Margery Rossi, the moderator of PPF’s GVP working group, says:

“Our GVP group goal of ending gun violence doesn’t go far enough as a ‘kingdom goal.’  This goal addresses what we don’t want to see happening; it does not address what we do want to see happening. It was enlightening to review my city budget and see how much of it is dedicated to the police. Compared to the budgets of other municipalities where our group members live, the percentage was fairly consistent across the country. This shows that we do not value quality of life for all – police are here to protect people and property and enforce laws, many of which would not be necessary if we, as a society, valued life & worked for the common good. We don’t. 

“Instead of providing options and services to help people grow beyond survival, we rely on law enforcement to keep people in line. It’s lazy and unimaginative and a ridiculous burden to put on police and taxpayers. It would be much less expensive to treat people well! It also reflects our fears and our almost obsessive focus on individual rights, not a commitment to the common good. We have a society awash in guns. This means that police fear for their lives every minute of every day and rely on their own guns as control and protection. If we had fewer guns in general, there would not be as big a need for police intervention, budgets and fear. We could use funds currently dedicated to policing to improve the quality of life for all people.”

The final activity was to create a vision of the world we want to live in. My vision (below) is based on Isaiah 2:4: “They shall beat their swords into plowshares, and their spears into pruning hooks; nation shall not lift up sword against nation, neither shall they learn war any more” and the ministry of RAWtools.  

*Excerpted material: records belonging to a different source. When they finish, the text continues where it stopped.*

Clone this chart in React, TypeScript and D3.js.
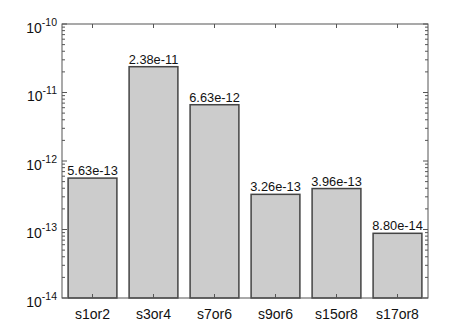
import React from "react";
import * as d3 from "d3";

const categories = ["s1or2", "s3or4", "s7or6", "s9or6", "s15or8", "s17or8"];
const values = [5.63e-13, 2.38e-11, 6.63e-12, 3.26e-13, 3.96e-13, 8.8e-14];
const labels = ["5.63e-13", "2.38e-11", "6.63e-12", "3.26e-13", "3.96e-13", "8.80e-14"];
const yExponents = [-14, -13, -12, -11, -10];

const W = 474, H = 334;
const L = 62, R = 428, T = 24, B = 298;

export default function App() {
  const x = d3.scaleBand<string>().domain(categories).range([L, R]).paddingInner(0.2).paddingOuter(0.1);
  const y = d3.scaleLog().domain([1e-14, 1e-10]).range([B, T]);
  const minor: number[] = [];
  for (let e = -14; e < -10; e++) for (let k = 2; k <= 9; k++) minor.push(k * Math.pow(10, e));
  const font = "'Liberation Sans', Arial, sans-serif";
  const axisCol = "#555";
  return (
    <svg width={W} height={H} style={{ position: "absolute", left: 0, top: 0 }} fontFamily={font}>
      <rect x={0} y={0} width={W} height={H} fill="#fff" />
      {categories.map((c, i) => {
        const x0 = x(c)!;
        return (
          <g key={c}>
            <rect x={x0} y={y(values[i])} width={x.bandwidth()} height={B - y(values[i])} fill="#cccccc" stroke="#444" strokeWidth={1.5} />
            <text x={x0 + x.bandwidth() / 2} y={y(values[i]) - 3} textAnchor="middle" fontSize={12.8} fill="#111">{labels[i]}</text>
            <text x={x0 + x.bandwidth() / 2} y={319} textAnchor="middle" fontSize={14} fill="#111">{c}</text>
          </g>
        );
      })}
      <rect x={L} y={T} width={R - L} height={B - T} fill="none" stroke={axisCol} strokeWidth={1} />
      {categories.map((c) => {
        const cx = x(c)! + x.bandwidth() / 2;
        return (
          <g key={"t" + c} stroke={axisCol}>
            <line x1={cx} x2={cx} y1={B} y2={B - 4} />
            <line x1={cx} x2={cx} y1={T} y2={T + 4} />
          </g>
        );
      })}
      {yExponents.map((e) => {
        const yy = y(Math.pow(10, e));
        return (
          <g key={"y" + e}>
            <line x1={L} x2={L + 5} y1={yy} y2={yy} stroke={axisCol} />
            <line x1={R} x2={R - 5} y1={yy} y2={yy} stroke={axisCol} />
            <text x={57} y={yy + 8.5} textAnchor="end" fontSize={14} fill="#111">
              10<tspan dy={-7} fontSize={10.5}>{String(e)}</tspan>
            </text>
          </g>
        );
      })}
      {minor.map((v, i) => (
        <g key={"m" + i} stroke={axisCol}>
          <line x1={L} x2={L + 3} y1={y(v)} y2={y(v)} />
          <line x1={R} x2={R - 3} y1={y(v)} y2={y(v)} />
        </g>
      ))}
    </svg>
  );
}
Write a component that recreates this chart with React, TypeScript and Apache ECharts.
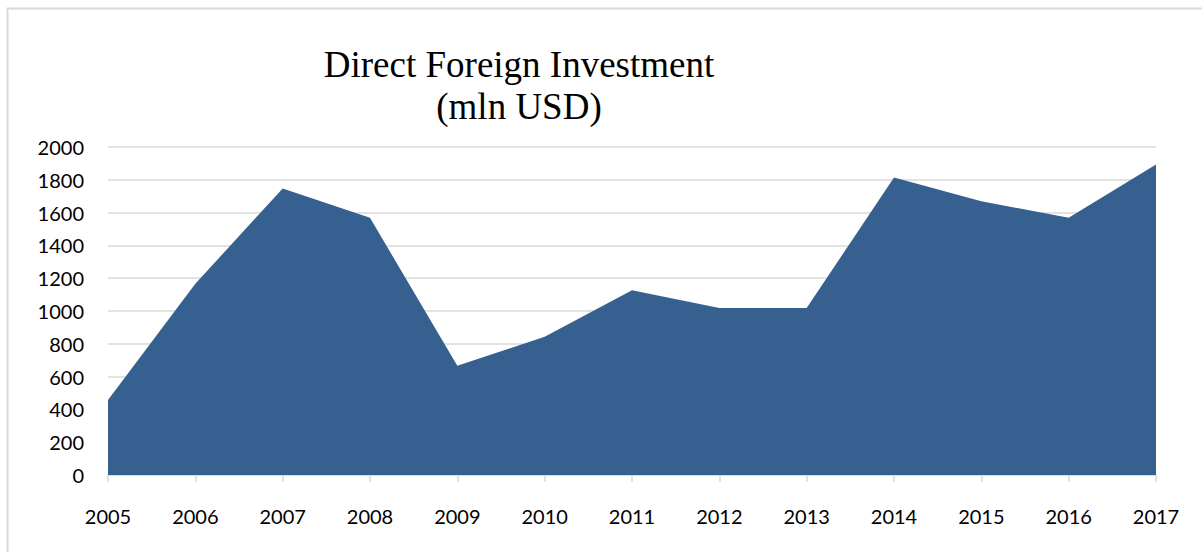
import React, { useEffect, useRef } from "react";
import * as echarts from "echarts";

const years = ["2005","2006","2007","2008","2009","2010","2011","2012","2013","2014","2015","2016","2017"];
const fdiValues = [458, 1166, 1747, 1568, 666, 843, 1126, 1018, 1018, 1814, 1669, 1568, 1893];
const titleLines = ["Direct Foreign Investment", "(mln USD)"];

export default function App() {
  const ref = useRef<HTMLDivElement>(null);
  useEffect(() => {
    if (!ref.current) return;
    const chart = echarts.init(ref.current, undefined, { renderer: "svg" });
    chart.setOption({
      animation: false,
      backgroundColor: "#ffffff",
      title: {
        text: titleLines.join("\n"),
        left: 514,
        top: 38,
        textAlign: "center",
        textStyle: {
          fontFamily: "Liberation Serif, Times New Roman, serif",
          fontSize: 37,
          fontWeight: "normal",
          color: "#000000",
          lineHeight: 42,
        },
      },
      graphic: [
        {
          type: "rect",
          shape: { x: 7.5, y: 8.5, width: 1400, height: 700 },
          style: { fill: "none", stroke: "#d9d9d9", lineWidth: 2 },
          silent: true,
          z: -1,
        },
      ],
      grid: { left: 108, right: 46, top: 147, height: 328, containLabel: false },
      xAxis: {
        type: "category",
        data: years,
        boundaryGap: false,
        axisLine: { show: true, lineStyle: { color: "#d9d9d9", width: 1.5 } },
        axisTick: { show: true, length: 7, lineStyle: { color: "#d9d9d9", width: 1.5 } },
        axisLabel: { fontFamily: "Lato, Open Sans, sans-serif", fontSize: 20, color: "#000000", margin: 31 },
        splitLine: { show: false },
      },
      yAxis: {
        type: "value",
        min: 0,
        max: 2000,
        interval: 200,
        axisLine: { show: false },
        axisTick: { show: false },
        axisLabel: {
          fontFamily: "Lato, Open Sans, sans-serif",
          fontSize: 20,
          color: "#000000",
          margin: 24,
          formatter: (v: number) => String(v),
        },
        splitLine: { show: true, lineStyle: { color: "#d9d9d9", width: 1.5 } },
      },
      series: [
        {
          type: "line",
          data: fdiValues,
          symbol: "none",
          lineStyle: { width: 0, color: "#36608f" },
          areaStyle: { color: "#36608f", opacity: 1 },
          itemStyle: { color: "#36608f" },
          z: 1,
        },
      ],
    });
    return () => chart.dispose();
  }, []);
  return (
    <div
      ref={ref}
      style={{ position: "fixed", left: 0, top: 0, width: 1202, height: 552 }}
    />
  );
}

Swords to plowshares drawing
Drawn by Chris Hollas, Deanna’s Praxis Circle activity partner

We know we have a gun violence problem in this country because lawmakers have chosen gun industry profits over public safety for decades. As churches, we can offer an alternative to the gun market for individuals and families. In my ministry, I talk to many people who have guns they no longer want for various reasons (inherited, used in suicide, concerned about child safety or just don’t want anymore) and have no alternative to rid themself of the gun other than to sell it in the gun market. The Praxis Circle motivated me to order a chop saw, extension cord, and eye protection to start disarming weapons for friends. According to the NIH, research shows that regardless of storage practice, type of gun, or number of firearms in the home, having a gun in the home was associated with an increased risk of firearm homicide and firearm suicide in the home. Disarming firearms and making them into garden tools is one way to engage in kingdom building work.  

I now see that my original resistance to defunding the police was based on the faulty assumption that we would suddenly have no more police and my conditioning as a white woman to equate police with safety. Police, like guns, do not make us safe. 

Activists that call for defunding the police are calling for a divestment in systems of force and power over and directing those funds to systems of care and restorative justice practices. One Praxis Circle participant wondered why we had to defund the police, couldn’t we just add systems of care. I was reminded of what Edwin Robinson of Dallas Black Clergy once said to me. Robinson said black organizers and pastors have been asking the city for years to fund systems of care and restorative justice practices but they are always told there is no money, but when he looks at the city budget, he sees there is always plenty of money for police. 

The only way we will create a different world is for us to stop funding systems of violence and start funding the world we want to live in.